A little laughing sob breaks free, and I burrow my face in Stevens’s ruff, heedless of the hairs tickling my nose. I should’ve let this go a long time ago. Dad left me. Fuck him. He doesn’t deserve another thought. But it didn’t stop me from spending far too much money looking for him.
I’m not even sure what I wanted with him. A chance to say fuck you for leaving me. A chance to ask why I was disposable. Maybe even to ask if we had other family. My mom didn’t have any.
Mom. There are days I struggle to remember her face. I have nothing left of her, no pictures, no mementos. By the time my dad had thought to pack up her things, an irate landlord had already thrown everything out and our apartment in DC had been rented. I’d never forgiven my dad for that.

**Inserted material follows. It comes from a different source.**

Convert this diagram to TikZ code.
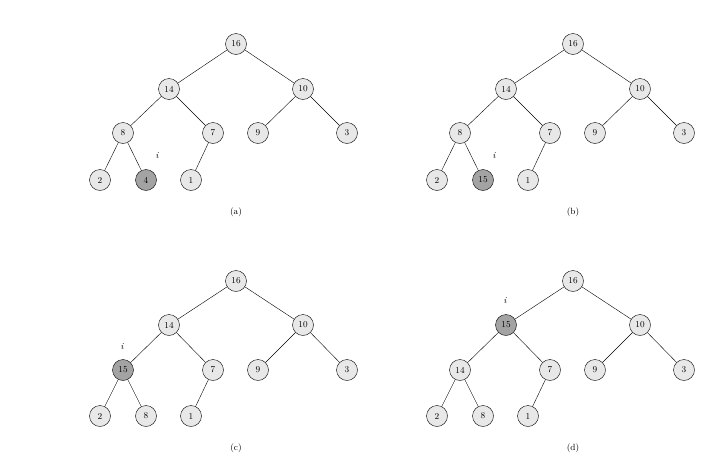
\documentclass[tikz,border=0pt]{standalone}
\usepackage{xcolor}
\definecolor{lite}{HTML}{E8E8E8}
\definecolor{dark}{HTML}{A3A3A3}
\tikzset{hn/.style={circle,draw,fill=lite,minimum size=21pt,inner sep=0pt,font=\small},
 hd/.style={hn,fill=dark},
 lbl/.style={font=\small},
 edge/.style={draw,line width=0.5pt}}
\newcommand\myheap[8]{% prefix, dx, dy, labels...
}
\begin{document}
\begin{tikzpicture}[x=1pt,y=-1pt]
\useasboundingbox (0,0) rectangle (726,472);
% (a)
\node[hn] (a1) at (236,44) {16};
\node[hn] (a2) at (169,89) {14};
\node[hn] (a3) at (303,89) {10};
\node[hn] (a4) at (123,133) {8};
\node[hn] (a5) at (213,133) {7};
\node[hn] (a6) at (258,133) {9};
\node[hn] (a7) at (347,133) {3};
\node[hn] (a8) at (100,180) {2};
\node[hd] (a9) at (146,180) {4};
\node[hn] (a10) at (191,180) {1};
\node[lbl] (ac) at (236,212) {(a)};
\node[lbl] (ai) at (157,156) {\itshape i};
% (b)
\node[hn] (b1) at (573,44) {16};
\node[hn] (b2) at (506,89) {14};
\node[hn] (b3) at (640,89) {10};
\node[hn] (b4) at (460,133) {8};
\node[hn] (b5) at (550,133) {7};
\node[hn] (b6) at (595,133) {9};
\node[hn] (b7) at (684,133) {3};
\node[hn] (b8) at (437,180) {2};
\node[hd] (b9) at (483,180) {15};
\node[hn] (b10) at (528,180) {1};
\node[lbl] (bc) at (573,212) {(b)};
\node[lbl] (bi) at (494,156) {\itshape i};
% (c)
\node[hn] (c1) at (236,281) {16};
\node[hn] (c2) at (169,325) {14};
\node[hn] (c3) at (303,325) {10};
\node[hd] (c4) at (123,370) {15};
\node[hn] (c5) at (213,370) {7};
\node[hn] (c6) at (258,370) {9};
\node[hn] (c7) at (347,370) {3};
\node[hn] (c8) at (100,416) {2};
\node[hn] (c9) at (146,416) {8};
\node[hn] (c10) at (191,416) {1};
\node[lbl] (cc) at (236,448) {(c)};
\node[lbl] (ci) at (122,347) {\itshape i};
% (d)
\node[hn] (d1) at (573,281) {16};
\node[hd] (d2) at (506,325) {15};
\node[hn] (d3) at (640,325) {10};
\node[hn] (d4) at (460,370) {14};
\node[hn] (d5) at (550,370) {7};
\node[hn] (d6) at (595,370) {9};
\node[hn] (d7) at (684,370) {3};
\node[hn] (d8) at (437,416) {2};
\node[hn] (d9) at (483,416) {8};
\node[hn] (d10) at (528,416) {1};
\node[lbl] (dc) at (573,448) {(d)};
\node[lbl] (di) at (505,301) {\itshape i};
\foreach \t in {a,b,c,d}{
 \draw (\t1)--(\t2); \draw (\t1)--(\t3);
 \draw (\t2)--(\t4); \draw (\t2)--(\t5);
 \draw (\t3)--(\t6); \draw (\t3)--(\t7);
 \draw (\t4)--(\t8); \draw (\t4)--(\t9);
 \draw (\t5)--(\t10);
}
\end{tikzpicture}
\end{document}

It horrifies me that her features are nebulous in my mind. I know she had blond hair that was silky and cool to the touch, and deep blue eyes—the same color as mine. She smelled of fresh apples, and when I was sad, I used to rest my head on the slope of her breast and listen to her heartbeat.
I miss her so much it hurts to breathe sometimes. But she is gone. I have no one to rely on but myself. It’s been this way long enough that I should accept it and move on. I’ve been stuck in a holding pattern, trying to find a dad who failed me in too many ways.
Wiping my face, I set Stevens aside and stand, stretching my tired muscles. “No more self-pity, Stevens.”
Walking into the bathroom, I grab some tissue and blow my nose before washing my face. Stevens follows, watching with curious interest.
“I’m young and intelligent. My whole life is ahead of me. I’m staying in a penthouse with the cutest cat ever.” At this Stevens meows, and I grin. “Cutest, smartest cat ever. I don’t need to find the asshole who made me miserable when he was around. No more. Onward and upward.”
Stevens meows again, and I nod. “It is decided.”
With that, I take a long, hot shower. And if I happen to cry the whole time, there’s only Stevens to hear my sobs, and he’s not going to tell anyone.
John
* * *
I know the signs. They’re pretty damn clear. The weight in my chest, the way it becomes harder to get up in the morning, because the bed is comfortable and dreams are better than reality. Everything becomes heavy. Even my mind.
That’s the worst thing about it, not being able to escape your mind.
The mind is everything, right? How do you get away from your own thoughts? You can’t. There is only distraction.
It used to be that when my world started to go dark, I’d distract myself with music, drinking, partying, sex. Great distractions when you’re a rock star and everyone wants to please you. At least for a while. But the dark will always find a way in.
Besides, drinking, doing drugs? Worst fucking distraction ever. I might as well have pushed a self-destruct button and saved myself some time.
I slouch down on my couch and run a hand over my face to feel something other than the heaviness pressing into me. Doesn’t stop the whispers, though. The insidious little thoughts creeping through my brain, telling me that I deserved this, that I am a waste of space.
“Goddamnit.” I lunge up and prowl the living room. Coping mechanism number one: remind yourself that your thoughts are not always your friend. They can lie like a motherfucker.
I’m Jax fucking Blackwood, a goddamn legend. I’m the voice of my generation.
Not anymore. You’re the cautionary tale of your generation.
“Shit.”
It’s not true, man. That’s just anxiety trying to make a nice, comfortable home in your brain. Fuck off, anxiety.
I settle a little, but not enough. I’m on medication, but that isn’t as black and white as it sounds. It’s a matter of finding what medication works for me. Trial and error. And no matter what I take, I have to stay mentally vigilant.
I make an appointment with my therapist. I won’t lie—the childish side of me chafes at the fact that I need to reach out for help. It’s stupid as hell, but there it is; I feel dependent on others and don’t like it. But that’s part of what pulled me under before—the refusal to believe that I needed help.
I know better now. And right now, I need reinforcements. Even if this is going to suck ass.
I pick up my phone and dial.
Thirty minutes later, my doorbell rings.
Fucking, fuck, fuck, this is really going to blow chunks.
Rye and Whip grin at me from the other side of the door.
“Hello there, Sting,” Rye says as he shoulders past me.